#### [Task details]
Collect all the lines that mention the word "chart".

#### [Dataset records]
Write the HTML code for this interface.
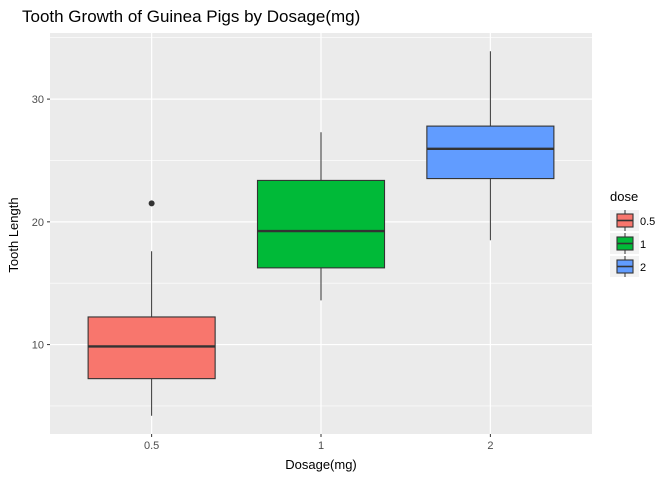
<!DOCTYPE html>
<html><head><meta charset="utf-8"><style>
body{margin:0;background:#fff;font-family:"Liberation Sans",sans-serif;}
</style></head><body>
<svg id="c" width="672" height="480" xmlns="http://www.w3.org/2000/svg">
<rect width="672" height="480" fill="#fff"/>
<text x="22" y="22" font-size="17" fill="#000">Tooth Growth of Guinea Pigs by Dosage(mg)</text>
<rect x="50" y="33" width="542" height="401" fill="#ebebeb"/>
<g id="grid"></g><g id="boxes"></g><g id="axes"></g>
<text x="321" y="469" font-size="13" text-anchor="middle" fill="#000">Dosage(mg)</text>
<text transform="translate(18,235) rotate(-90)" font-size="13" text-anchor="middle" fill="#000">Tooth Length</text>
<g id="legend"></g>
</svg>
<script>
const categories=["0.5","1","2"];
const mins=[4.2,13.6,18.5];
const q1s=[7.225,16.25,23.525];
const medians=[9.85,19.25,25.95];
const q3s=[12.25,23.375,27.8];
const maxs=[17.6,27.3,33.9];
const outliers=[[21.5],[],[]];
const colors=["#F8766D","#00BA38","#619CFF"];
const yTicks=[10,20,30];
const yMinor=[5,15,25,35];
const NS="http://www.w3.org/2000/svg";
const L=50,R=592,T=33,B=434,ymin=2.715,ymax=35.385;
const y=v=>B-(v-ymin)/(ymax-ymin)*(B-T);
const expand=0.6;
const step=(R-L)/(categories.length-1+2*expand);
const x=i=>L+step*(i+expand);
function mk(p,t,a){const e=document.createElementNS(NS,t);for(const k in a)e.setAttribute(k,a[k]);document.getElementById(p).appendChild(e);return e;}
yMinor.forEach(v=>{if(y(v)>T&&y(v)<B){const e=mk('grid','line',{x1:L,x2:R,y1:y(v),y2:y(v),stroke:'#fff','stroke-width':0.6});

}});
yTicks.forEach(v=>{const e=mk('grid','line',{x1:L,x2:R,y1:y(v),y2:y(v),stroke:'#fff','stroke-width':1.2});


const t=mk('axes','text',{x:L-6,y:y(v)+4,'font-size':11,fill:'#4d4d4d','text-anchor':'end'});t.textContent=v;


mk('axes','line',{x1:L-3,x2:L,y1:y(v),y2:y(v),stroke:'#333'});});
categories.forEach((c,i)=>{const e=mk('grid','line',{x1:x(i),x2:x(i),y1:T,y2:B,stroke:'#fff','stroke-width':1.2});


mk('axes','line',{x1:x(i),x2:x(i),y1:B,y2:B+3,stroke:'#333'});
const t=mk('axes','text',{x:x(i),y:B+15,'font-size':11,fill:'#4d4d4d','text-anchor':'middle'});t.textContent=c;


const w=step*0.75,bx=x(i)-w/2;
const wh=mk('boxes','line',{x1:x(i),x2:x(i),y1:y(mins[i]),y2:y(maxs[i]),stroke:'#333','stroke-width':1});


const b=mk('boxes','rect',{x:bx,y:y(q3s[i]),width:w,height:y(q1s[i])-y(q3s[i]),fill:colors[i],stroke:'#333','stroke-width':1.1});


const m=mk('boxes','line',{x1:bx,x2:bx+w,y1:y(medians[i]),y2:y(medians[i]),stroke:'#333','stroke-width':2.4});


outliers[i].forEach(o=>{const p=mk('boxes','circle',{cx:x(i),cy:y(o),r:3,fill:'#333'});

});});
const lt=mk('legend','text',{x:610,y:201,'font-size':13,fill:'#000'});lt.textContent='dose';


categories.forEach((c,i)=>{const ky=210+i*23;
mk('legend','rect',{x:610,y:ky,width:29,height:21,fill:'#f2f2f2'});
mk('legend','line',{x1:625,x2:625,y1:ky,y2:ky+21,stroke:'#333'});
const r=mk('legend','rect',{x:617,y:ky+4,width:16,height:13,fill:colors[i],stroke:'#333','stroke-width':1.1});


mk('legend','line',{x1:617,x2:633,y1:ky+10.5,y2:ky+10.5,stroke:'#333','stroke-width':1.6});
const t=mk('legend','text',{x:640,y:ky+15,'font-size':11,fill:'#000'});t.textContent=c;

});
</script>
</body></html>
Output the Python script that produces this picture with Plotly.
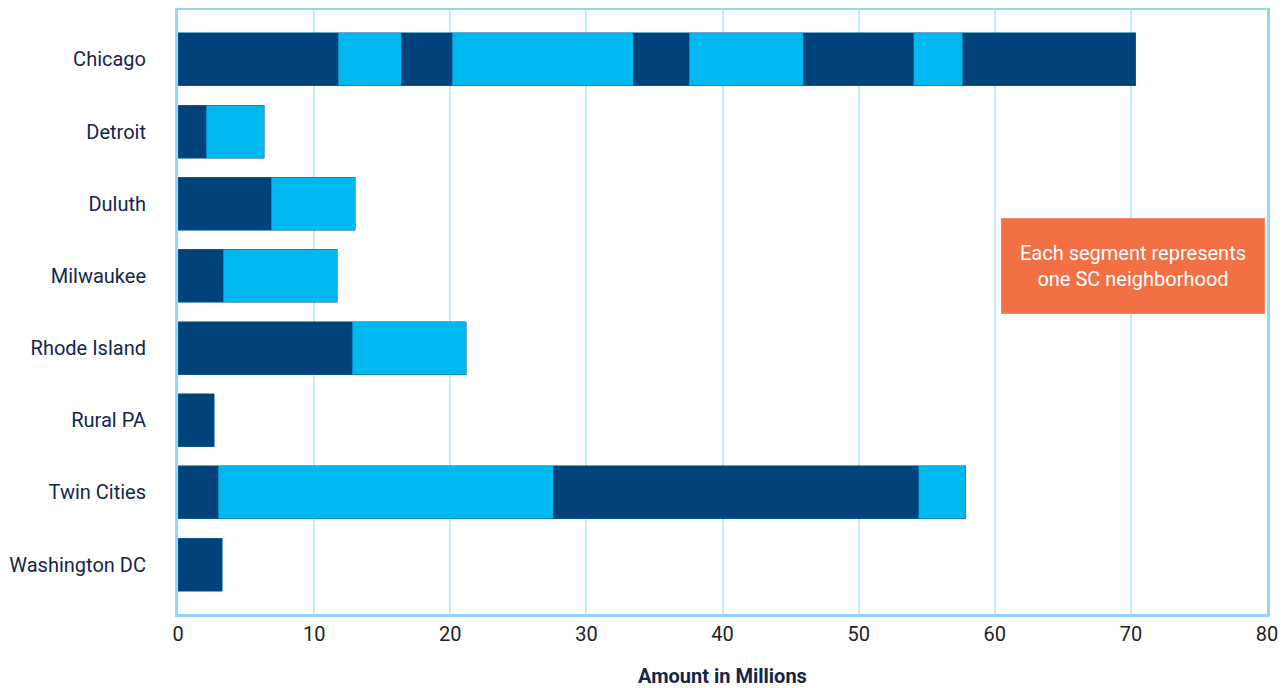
--
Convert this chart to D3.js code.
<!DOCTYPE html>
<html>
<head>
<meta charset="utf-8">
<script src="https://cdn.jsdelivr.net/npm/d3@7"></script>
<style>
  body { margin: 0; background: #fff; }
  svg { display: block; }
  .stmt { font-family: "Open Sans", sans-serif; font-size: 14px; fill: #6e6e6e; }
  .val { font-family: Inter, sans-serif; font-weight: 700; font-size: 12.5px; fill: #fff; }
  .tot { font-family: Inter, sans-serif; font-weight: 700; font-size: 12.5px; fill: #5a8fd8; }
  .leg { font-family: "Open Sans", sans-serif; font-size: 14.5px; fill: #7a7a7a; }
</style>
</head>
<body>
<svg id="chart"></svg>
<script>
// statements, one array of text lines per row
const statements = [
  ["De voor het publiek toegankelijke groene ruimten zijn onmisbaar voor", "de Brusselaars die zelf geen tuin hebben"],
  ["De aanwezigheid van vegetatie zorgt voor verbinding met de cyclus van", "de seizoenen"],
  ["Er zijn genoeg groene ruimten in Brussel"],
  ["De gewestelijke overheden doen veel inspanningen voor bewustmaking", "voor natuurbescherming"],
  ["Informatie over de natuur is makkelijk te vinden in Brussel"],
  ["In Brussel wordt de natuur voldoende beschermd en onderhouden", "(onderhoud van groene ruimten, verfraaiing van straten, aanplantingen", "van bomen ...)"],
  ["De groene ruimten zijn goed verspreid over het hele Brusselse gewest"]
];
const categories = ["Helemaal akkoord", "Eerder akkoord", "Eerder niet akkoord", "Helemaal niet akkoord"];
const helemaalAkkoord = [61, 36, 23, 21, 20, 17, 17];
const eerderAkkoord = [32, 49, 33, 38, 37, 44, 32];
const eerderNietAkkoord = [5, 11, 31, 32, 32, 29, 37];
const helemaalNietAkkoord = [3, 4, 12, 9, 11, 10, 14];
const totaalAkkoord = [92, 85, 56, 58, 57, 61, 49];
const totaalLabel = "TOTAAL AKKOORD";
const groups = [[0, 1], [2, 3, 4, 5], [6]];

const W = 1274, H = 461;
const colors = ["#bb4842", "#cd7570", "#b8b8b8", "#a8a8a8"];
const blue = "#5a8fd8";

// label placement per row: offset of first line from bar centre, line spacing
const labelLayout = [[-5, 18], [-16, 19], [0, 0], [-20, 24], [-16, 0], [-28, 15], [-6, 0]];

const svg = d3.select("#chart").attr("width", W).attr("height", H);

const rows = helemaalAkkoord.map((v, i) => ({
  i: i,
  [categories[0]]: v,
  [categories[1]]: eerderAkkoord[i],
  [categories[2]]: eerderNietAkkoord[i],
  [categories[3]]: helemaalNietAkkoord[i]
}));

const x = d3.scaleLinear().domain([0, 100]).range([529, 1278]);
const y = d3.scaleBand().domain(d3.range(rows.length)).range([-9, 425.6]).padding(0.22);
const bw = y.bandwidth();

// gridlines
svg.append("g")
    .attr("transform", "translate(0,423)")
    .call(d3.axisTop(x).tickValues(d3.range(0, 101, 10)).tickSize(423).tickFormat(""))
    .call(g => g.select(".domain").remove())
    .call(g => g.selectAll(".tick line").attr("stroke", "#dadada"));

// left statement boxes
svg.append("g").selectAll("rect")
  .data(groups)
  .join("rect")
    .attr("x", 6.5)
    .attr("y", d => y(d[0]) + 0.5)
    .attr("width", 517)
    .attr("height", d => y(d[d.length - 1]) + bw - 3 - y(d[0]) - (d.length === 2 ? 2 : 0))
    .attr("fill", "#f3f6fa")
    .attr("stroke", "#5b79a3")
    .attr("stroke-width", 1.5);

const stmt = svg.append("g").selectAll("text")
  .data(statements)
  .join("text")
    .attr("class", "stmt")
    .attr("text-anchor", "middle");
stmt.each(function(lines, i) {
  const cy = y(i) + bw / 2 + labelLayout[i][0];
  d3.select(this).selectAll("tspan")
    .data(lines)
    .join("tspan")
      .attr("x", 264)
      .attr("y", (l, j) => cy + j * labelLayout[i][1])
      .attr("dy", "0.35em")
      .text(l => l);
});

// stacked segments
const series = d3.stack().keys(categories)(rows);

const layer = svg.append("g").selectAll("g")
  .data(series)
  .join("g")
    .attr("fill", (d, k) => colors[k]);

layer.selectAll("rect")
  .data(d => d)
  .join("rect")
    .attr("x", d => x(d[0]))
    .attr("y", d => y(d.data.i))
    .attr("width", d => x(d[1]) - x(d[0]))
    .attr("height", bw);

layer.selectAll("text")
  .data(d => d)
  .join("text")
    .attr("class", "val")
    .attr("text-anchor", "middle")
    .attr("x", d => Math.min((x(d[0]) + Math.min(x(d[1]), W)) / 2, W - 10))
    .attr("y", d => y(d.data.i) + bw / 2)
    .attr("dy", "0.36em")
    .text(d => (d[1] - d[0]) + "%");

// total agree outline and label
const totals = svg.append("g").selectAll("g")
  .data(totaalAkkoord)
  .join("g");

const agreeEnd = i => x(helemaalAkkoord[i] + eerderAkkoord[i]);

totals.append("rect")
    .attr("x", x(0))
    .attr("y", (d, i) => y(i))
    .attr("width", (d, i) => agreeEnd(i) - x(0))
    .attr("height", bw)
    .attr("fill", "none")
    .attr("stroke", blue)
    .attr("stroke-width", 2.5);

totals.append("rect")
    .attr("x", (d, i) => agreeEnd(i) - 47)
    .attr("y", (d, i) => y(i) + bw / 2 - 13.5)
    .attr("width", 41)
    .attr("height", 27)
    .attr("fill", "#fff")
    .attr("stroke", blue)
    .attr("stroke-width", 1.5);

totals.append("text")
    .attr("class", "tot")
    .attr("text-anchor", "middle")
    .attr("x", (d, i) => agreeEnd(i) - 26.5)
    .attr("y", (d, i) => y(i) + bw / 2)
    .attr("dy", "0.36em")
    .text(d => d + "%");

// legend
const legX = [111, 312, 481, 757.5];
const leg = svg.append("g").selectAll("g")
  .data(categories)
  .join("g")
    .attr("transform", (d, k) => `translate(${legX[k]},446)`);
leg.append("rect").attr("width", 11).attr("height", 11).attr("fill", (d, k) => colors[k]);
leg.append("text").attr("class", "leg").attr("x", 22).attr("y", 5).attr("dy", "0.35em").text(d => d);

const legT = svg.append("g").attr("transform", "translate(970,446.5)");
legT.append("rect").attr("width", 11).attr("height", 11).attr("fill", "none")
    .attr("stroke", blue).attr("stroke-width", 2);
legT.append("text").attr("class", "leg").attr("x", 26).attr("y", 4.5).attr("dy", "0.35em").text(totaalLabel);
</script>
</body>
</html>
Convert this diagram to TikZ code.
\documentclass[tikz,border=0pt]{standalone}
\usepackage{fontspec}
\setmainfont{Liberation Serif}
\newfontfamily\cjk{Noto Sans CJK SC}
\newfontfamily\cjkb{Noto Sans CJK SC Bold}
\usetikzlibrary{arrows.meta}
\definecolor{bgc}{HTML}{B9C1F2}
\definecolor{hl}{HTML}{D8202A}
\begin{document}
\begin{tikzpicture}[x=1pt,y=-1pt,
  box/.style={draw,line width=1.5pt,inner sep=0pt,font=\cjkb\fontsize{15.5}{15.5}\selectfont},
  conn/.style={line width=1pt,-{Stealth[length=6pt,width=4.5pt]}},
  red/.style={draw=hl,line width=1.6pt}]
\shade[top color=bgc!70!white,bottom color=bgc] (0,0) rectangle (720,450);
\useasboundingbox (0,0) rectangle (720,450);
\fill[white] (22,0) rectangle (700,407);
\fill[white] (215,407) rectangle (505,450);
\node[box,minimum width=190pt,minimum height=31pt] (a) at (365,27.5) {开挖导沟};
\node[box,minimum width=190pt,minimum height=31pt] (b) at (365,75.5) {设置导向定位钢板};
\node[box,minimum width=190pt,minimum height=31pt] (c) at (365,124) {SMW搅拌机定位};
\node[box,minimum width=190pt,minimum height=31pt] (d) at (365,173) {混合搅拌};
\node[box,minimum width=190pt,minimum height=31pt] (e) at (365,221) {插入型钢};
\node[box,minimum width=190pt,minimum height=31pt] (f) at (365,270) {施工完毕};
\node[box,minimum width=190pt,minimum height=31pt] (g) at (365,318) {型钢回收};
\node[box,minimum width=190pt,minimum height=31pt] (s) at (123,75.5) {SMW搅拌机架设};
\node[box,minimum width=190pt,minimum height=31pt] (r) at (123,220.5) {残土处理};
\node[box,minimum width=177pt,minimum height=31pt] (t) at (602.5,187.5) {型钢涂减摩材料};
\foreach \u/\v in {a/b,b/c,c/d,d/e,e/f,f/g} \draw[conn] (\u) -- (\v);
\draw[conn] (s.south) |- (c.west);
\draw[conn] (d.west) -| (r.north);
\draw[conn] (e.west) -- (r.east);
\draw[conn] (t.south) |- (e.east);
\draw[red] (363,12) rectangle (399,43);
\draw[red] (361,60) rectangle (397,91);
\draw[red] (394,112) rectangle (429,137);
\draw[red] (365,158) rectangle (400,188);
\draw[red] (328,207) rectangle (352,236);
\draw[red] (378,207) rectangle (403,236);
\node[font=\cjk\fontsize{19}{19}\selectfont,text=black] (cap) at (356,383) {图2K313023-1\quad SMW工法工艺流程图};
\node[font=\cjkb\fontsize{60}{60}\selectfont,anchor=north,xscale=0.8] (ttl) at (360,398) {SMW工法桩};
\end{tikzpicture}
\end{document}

#### [Exercise output]
Convert this chart to D3.js code.
<svg id="chart"></svg>
const svg = d3.select("#chart").attr("width", W).attr("height", H);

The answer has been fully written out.